◆ **The problem**
Transcribe the material in full. Nothing should differ except that the pictures are left out.

◆ **Provided material**
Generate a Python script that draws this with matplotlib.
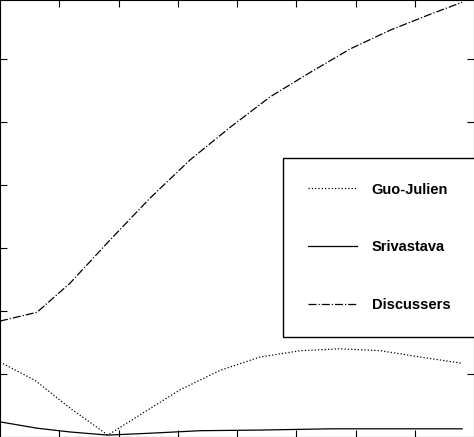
import matplotlib
matplotlib.use("Agg")
import matplotlib.pyplot as plt

disc_x = [0, .625, 1.18, 1.86, 2.53, 3.21, 3.89, 4.56, 5.24, 5.91, 6.59, 7.26, 7.8]
disc_y = [1.84, 1.98, 2.44, 3.13, 3.79, 4.40, 4.92, 5.40, 5.79, 6.16, 6.46, 6.71, 6.90]
guo_x = [0, .59, 1.18, 1.82, 2.36, 3.04, 3.72, 4.39, 5.07, 5.74, 6.42, 7.09, 7.8]
guo_y = [1.19, .90, .46, .03, .35, .75, 1.06, 1.27, 1.37, 1.40, 1.37, 1.27, 1.17]
sri_x = [0, .625, 1.18, 1.82, 2.53, 3.38, 4.39, 5.57, 6.76, 7.8]
sri_y = [.24, .14, .08, .03, .06, .10, .11, .13, .13, .13]

fig = plt.figure(figsize=(4.74, 4.37), dpi=100)
ax = fig.add_axes([0, 0, 1, 1])
ax.plot(guo_x, guo_y, color='black', ls=':', lw=0.9, label='Guo-Julien')
ax.plot(sri_x, sri_y, color='black', ls='-', lw=0.9, label='Srivastava')
ax.plot(disc_x, disc_y, color='black', ls='-.', lw=0.9, label='Discussers')
ax.set_xlim(0, 8)
ax.set_ylim(0, 437/63)
ax.set_xticks(range(1, 8))
ax.set_yticks(range(1, 7))
ax.tick_params(direction='in', top=True, right=True, labelbottom=False, labelleft=False, length=5)
leg = ax.legend(loc='center', bbox_to_anchor=(0.616, 0.229, 0.367, 0.41),
                fancybox=False, edgecolor='black', framealpha=1,
                prop={'family': 'Liberation Sans', 'weight': 'bold', 'size': 10.5},
                labelspacing=3.0, handlelength=3.4, borderpad=1.7, handletextpad=1.0)
leg.get_frame().set_linewidth(1.0)
fig.savefig('out.png', dpi=100)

◆ **Right answer**
Generate a Python script that draws this with matplotlib.
import matplotlib
matplotlib.use("Agg")
import matplotlib.pyplot as plt

disc_x = [0, .625, 1.18, 1.86, 2.53, 3.21, 3.89, 4.56, 5.24, 5.91, 6.59, 7.26, 7.8]
disc_y = [1.84, 1.98, 2.44, 3.13, 3.79, 4.40, 4.92, 5.40, 5.79, 6.16, 6.46, 6.71, 6.90]
guo_x = [0, .59, 1.18, 1.82, 2.36, 3.04, 3.72, 4.39, 5.07, 5.74, 6.42, 7.09, 7.8]
guo_y = [1.19, .90, .46, .03, .35, .75, 1.06, 1.27, 1.37, 1.40, 1.37, 1.27, 1.17]
sri_x = [0, .625, 1.18, 1.82, 2.53, 3.38, 4.39, 5.57, 6.76, 7.8]
sri_y = [.24, .14, .08, .03, .06, .10, .11, .13, .13, .13]

fig = plt.figure(figsize=(4.74, 4.37), dpi=100)
ax = fig.add_axes([0, 0, 1, 1])
ax.plot(guo_x, guo_y, color='black', ls=':', lw=0.9, label='Guo-Julien')
ax.plot(sri_x, sri_y, color='black', ls='-', lw=0.9, label='Srivastava')
ax.plot(disc_x, disc_y, color='black', ls='-.', lw=0.9, label='Discussers')
ax.set_xlim(0, 8)
ax.set_ylim(0, 437/63)
ax.set_xticks(range(1, 8))
ax.set_yticks(range(1, 7))
ax.tick_params(direction='in', top=True, right=True, labelbottom=False, labelleft=False, length=5)
leg = ax.legend(loc='center', bbox_to_anchor=(0.616, 0.229, 0.367, 0.41),
                fancybox=False, edgecolor='black', framealpha=1,
                prop={'family': 'Liberation Sans', 'weight': 'bold', 'size': 10.5},
                labelspacing=3.0, handlelength=3.4, borderpad=1.7, handletextpad=1.0)
leg.get_frame().set_linewidth(1.0)
fig.savefig('out.png', dpi=100)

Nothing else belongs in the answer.